__WRITTEN REQUEST__:
Leave out all pictures and give back precisely the lines from the line with "What React, TypeScript" to the line with "const clrIter = d3.range(0, 25001, 250);", including those two lines.

-- start --

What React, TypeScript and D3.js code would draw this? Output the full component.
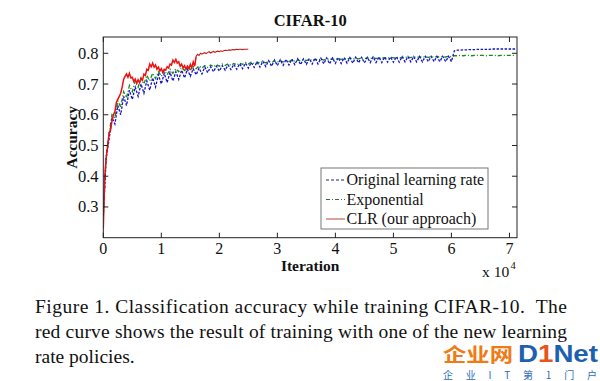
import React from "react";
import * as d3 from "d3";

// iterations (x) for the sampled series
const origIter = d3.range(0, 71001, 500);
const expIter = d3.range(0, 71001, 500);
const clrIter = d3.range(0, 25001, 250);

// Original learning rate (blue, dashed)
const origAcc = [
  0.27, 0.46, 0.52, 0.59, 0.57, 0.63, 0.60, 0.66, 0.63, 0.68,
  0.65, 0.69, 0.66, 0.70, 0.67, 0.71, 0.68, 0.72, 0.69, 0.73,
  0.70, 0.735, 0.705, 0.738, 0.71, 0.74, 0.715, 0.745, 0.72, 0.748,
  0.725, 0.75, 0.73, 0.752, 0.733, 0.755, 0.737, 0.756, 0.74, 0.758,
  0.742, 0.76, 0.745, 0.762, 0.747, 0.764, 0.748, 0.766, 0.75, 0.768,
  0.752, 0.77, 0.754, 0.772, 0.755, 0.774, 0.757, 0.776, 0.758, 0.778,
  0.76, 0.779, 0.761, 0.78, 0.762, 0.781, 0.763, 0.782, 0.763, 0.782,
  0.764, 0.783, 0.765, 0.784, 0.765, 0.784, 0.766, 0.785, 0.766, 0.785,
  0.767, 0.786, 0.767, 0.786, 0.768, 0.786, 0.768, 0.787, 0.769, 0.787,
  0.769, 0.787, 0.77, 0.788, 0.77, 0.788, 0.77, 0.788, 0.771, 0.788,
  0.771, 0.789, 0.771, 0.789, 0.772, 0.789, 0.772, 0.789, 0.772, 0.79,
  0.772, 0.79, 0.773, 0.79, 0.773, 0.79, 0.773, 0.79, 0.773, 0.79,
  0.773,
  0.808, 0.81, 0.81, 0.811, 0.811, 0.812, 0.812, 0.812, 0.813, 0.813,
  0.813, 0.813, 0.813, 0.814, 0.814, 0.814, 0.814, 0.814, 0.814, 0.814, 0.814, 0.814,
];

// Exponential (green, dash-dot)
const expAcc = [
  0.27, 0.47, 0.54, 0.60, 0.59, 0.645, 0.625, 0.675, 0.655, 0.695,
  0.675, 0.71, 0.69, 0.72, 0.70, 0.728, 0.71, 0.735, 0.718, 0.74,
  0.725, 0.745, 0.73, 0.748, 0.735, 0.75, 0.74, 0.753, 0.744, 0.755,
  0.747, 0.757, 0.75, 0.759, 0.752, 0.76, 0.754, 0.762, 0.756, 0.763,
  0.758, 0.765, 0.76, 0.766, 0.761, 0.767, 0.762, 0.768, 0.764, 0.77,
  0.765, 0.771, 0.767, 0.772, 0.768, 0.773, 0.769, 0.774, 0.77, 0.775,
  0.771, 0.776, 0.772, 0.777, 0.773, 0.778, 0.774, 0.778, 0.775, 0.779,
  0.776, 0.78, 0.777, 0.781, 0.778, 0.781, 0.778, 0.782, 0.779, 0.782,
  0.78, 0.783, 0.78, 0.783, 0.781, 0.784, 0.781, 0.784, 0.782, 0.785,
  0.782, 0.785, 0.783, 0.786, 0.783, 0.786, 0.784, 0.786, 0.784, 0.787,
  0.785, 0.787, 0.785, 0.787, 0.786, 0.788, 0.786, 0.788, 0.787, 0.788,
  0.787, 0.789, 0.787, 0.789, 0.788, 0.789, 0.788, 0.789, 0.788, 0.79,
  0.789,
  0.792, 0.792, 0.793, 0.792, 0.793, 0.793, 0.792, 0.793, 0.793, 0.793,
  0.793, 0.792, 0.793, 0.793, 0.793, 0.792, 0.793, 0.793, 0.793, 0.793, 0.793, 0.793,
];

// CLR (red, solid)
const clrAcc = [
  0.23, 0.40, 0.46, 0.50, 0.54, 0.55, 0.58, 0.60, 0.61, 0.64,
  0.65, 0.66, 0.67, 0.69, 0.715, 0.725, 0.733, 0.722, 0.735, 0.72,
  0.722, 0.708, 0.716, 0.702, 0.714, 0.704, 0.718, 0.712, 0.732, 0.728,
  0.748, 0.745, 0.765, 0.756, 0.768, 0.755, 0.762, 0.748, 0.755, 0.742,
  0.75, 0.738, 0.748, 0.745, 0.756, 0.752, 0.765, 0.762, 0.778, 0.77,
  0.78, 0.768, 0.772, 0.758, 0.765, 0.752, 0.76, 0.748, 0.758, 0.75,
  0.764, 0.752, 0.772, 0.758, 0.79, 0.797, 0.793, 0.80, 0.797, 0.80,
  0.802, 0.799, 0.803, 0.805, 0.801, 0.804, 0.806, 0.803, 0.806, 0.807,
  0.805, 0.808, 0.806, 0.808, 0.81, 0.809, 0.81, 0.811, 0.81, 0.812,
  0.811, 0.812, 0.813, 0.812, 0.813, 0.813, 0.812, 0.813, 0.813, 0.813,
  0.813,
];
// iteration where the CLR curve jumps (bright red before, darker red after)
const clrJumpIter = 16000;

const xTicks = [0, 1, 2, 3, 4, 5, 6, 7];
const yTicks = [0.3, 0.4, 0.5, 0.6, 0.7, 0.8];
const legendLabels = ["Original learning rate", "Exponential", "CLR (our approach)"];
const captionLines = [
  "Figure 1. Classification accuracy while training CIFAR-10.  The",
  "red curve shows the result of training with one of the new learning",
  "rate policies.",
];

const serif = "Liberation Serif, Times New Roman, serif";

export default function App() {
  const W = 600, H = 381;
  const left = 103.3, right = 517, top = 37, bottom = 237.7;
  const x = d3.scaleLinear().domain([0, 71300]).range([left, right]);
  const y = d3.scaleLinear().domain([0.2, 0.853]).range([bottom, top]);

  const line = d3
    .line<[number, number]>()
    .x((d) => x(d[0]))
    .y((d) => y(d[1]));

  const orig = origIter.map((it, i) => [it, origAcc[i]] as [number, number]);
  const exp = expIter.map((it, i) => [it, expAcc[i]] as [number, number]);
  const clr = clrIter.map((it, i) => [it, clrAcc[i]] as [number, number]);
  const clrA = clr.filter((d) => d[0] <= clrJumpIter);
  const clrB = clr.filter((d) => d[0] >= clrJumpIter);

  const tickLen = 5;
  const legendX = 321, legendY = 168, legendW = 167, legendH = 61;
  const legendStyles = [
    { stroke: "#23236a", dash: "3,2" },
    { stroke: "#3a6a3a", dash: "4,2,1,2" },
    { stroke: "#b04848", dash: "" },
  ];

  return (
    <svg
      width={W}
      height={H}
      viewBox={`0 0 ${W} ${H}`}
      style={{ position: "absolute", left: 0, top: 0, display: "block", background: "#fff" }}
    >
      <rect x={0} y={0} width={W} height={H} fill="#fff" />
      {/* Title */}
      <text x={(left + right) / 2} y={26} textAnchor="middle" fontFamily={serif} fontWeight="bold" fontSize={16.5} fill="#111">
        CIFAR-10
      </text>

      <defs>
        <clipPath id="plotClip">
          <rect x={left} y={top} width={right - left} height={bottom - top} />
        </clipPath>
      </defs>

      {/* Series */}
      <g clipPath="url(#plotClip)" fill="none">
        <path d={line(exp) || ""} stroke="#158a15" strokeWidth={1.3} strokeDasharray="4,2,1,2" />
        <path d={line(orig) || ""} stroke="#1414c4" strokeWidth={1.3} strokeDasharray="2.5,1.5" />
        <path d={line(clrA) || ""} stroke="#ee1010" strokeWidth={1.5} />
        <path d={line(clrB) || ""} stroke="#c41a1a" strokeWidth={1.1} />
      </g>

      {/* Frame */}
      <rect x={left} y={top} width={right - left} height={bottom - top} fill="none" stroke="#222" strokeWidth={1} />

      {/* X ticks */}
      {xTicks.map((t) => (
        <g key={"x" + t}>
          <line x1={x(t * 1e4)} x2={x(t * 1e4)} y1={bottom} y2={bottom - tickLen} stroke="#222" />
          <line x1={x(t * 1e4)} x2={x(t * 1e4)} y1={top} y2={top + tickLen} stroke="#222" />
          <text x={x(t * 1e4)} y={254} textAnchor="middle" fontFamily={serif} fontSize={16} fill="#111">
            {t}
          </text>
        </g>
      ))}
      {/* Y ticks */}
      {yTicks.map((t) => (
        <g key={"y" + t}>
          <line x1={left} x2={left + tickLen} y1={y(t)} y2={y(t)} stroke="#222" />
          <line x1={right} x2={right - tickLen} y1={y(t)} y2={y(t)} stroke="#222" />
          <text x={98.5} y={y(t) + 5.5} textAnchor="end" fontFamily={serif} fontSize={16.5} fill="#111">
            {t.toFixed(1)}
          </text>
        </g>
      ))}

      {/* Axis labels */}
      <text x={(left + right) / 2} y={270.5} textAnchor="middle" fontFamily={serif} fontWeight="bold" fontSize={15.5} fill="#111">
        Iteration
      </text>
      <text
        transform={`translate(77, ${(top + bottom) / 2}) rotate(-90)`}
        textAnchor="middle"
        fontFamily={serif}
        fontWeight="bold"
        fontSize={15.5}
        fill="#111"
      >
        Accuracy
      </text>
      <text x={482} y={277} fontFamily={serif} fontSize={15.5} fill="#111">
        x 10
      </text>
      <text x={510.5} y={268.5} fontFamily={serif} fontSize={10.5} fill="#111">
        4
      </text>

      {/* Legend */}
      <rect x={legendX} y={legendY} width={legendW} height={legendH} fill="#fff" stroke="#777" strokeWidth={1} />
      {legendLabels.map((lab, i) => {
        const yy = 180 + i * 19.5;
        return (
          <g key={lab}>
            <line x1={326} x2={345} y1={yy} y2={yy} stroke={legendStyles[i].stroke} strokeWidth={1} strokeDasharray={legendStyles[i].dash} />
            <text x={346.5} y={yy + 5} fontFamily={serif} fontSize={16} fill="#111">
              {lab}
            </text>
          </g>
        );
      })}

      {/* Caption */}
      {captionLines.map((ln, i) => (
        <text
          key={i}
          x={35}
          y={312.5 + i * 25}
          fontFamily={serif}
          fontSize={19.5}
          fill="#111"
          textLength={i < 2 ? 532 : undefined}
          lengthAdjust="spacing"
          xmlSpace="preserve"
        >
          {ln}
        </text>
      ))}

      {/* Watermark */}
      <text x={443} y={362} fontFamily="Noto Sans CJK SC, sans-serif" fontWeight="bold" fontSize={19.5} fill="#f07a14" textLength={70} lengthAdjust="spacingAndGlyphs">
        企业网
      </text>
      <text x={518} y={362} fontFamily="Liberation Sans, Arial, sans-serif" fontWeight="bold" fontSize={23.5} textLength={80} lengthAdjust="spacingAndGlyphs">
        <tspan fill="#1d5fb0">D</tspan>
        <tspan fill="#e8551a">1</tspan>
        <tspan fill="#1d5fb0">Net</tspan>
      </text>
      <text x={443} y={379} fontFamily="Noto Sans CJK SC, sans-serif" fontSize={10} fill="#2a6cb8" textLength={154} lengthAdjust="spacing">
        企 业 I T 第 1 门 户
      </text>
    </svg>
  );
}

-- end --
-- start --

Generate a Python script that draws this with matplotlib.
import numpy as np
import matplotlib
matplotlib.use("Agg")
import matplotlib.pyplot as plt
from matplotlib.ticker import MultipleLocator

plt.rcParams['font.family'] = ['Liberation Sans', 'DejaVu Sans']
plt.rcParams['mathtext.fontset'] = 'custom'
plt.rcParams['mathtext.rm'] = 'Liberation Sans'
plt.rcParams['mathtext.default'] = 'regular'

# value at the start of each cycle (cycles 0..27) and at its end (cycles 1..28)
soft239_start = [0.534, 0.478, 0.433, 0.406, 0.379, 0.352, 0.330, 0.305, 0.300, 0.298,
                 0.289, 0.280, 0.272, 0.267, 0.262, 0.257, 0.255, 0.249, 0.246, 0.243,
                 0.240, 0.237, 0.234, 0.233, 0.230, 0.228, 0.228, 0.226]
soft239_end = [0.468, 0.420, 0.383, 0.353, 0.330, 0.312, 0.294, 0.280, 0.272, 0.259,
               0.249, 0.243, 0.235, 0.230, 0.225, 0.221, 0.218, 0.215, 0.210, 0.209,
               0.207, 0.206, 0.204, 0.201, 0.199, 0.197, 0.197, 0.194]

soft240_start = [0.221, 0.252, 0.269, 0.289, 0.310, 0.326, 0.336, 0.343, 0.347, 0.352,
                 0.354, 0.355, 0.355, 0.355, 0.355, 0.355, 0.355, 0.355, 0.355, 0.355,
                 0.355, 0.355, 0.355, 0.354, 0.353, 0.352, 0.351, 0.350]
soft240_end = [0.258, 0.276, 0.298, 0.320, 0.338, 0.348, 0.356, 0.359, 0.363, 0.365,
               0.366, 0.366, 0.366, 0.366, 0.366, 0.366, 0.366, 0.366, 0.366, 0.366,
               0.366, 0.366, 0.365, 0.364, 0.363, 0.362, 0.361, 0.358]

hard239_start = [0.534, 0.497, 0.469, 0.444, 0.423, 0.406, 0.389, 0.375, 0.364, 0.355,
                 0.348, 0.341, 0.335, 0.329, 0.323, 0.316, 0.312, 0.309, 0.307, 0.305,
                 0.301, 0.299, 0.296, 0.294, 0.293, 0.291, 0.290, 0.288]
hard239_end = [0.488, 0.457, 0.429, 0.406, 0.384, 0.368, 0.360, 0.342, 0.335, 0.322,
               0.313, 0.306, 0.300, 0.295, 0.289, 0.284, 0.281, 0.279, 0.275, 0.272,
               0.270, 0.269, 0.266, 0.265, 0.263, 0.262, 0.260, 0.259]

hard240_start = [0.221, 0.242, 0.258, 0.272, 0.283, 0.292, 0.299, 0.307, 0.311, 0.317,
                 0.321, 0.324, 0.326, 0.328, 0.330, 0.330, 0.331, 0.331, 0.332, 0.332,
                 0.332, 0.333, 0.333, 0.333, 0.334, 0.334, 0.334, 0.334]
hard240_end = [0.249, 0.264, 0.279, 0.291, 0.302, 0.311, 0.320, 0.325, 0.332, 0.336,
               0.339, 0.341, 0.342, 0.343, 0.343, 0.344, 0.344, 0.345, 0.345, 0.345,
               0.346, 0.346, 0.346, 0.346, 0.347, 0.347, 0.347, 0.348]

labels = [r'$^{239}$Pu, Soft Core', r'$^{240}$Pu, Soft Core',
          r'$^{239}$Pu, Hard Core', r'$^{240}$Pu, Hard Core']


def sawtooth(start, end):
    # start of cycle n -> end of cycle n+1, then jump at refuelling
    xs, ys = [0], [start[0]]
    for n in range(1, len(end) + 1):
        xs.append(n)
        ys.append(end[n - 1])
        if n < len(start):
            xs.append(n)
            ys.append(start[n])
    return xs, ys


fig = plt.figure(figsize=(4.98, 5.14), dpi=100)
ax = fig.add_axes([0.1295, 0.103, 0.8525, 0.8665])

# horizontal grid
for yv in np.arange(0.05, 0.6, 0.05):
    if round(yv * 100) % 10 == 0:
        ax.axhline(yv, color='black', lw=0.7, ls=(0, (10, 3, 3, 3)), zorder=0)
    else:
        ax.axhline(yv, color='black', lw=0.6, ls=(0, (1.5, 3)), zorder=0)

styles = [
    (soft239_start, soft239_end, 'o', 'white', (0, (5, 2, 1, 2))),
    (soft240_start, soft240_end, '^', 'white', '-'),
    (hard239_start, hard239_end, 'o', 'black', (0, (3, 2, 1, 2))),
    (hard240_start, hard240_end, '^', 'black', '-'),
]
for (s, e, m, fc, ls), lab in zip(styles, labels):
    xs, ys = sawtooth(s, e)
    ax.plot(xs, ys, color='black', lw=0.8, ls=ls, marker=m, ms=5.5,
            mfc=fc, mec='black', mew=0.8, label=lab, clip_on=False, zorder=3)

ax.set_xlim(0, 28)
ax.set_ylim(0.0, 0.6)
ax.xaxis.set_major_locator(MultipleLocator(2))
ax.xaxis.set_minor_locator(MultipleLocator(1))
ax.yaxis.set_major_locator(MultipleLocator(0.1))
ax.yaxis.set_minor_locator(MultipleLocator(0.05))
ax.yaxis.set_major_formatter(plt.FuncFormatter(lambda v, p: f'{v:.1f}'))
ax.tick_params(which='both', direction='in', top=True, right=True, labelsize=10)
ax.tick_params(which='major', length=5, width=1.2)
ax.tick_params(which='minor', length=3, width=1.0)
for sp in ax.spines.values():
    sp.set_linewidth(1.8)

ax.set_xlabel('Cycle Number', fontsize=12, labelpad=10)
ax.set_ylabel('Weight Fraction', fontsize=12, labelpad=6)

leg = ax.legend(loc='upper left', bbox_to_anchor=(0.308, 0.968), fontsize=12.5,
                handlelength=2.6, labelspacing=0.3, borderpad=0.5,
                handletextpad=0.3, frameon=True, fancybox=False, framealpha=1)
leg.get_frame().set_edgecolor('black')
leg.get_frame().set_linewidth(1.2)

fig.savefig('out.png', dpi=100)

-- end --
-- start --

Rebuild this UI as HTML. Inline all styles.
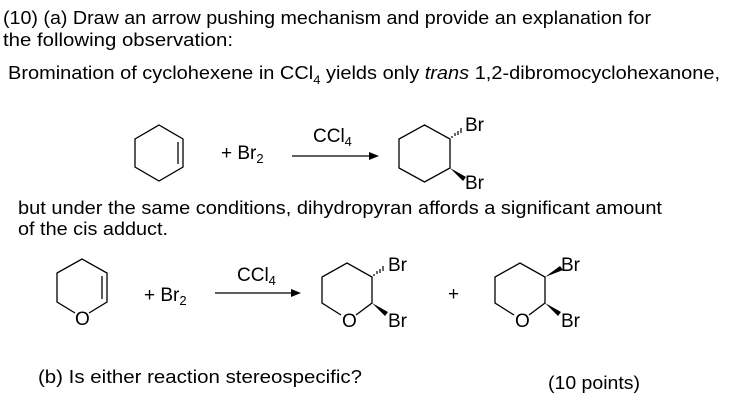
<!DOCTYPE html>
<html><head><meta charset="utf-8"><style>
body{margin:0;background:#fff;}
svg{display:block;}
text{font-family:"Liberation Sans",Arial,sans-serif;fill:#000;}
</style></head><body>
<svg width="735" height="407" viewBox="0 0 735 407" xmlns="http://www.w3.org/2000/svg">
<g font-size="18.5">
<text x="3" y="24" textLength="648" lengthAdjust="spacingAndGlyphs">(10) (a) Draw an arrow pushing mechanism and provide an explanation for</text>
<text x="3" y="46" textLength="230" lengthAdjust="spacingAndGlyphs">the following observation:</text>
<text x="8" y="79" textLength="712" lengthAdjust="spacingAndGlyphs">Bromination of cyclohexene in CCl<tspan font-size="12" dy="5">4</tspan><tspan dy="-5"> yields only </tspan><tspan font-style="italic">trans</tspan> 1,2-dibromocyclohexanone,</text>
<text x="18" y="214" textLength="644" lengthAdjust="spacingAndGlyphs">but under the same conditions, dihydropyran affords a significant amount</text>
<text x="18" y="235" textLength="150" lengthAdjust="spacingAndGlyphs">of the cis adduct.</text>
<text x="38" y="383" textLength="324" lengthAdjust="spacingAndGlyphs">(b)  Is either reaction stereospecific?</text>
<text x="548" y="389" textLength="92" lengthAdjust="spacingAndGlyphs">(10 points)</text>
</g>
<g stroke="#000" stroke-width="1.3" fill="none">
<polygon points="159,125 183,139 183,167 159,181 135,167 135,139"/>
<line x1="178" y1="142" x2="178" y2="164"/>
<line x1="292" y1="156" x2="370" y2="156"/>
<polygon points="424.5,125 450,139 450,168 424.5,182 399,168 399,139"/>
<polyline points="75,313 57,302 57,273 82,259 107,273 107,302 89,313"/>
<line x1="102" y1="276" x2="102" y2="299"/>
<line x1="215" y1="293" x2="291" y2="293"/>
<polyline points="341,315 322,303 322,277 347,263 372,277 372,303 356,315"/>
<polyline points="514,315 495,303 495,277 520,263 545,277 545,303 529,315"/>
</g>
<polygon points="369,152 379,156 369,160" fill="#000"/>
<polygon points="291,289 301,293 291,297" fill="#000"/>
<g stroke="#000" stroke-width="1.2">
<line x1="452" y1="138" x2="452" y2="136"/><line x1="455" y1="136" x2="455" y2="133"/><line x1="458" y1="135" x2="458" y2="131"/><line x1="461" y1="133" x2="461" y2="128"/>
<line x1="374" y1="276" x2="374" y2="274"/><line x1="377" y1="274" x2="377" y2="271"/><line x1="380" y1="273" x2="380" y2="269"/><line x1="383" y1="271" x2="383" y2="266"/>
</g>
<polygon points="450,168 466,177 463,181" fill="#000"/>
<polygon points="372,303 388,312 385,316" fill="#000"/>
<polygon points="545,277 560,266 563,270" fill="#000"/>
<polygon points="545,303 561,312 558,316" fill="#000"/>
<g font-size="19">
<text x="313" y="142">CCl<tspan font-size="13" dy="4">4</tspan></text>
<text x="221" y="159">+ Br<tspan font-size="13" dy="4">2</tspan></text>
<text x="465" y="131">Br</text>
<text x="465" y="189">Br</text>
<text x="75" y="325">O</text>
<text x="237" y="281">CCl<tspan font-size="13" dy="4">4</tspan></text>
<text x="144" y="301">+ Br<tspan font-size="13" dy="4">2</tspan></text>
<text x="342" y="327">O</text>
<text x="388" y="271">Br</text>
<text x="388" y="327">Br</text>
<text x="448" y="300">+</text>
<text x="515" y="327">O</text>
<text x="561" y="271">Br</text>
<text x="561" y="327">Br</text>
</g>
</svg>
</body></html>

-- end --

__CORRECT OUTPUT__:
What React, TypeScript and D3.js code would draw this? Output the full component.
import React from "react";
import * as d3 from "d3";

// iterations (x) for the sampled series
const origIter = d3.range(0, 71001, 500);
const expIter = d3.range(0, 71001, 500);
const clrIter = d3.range(0, 25001, 250);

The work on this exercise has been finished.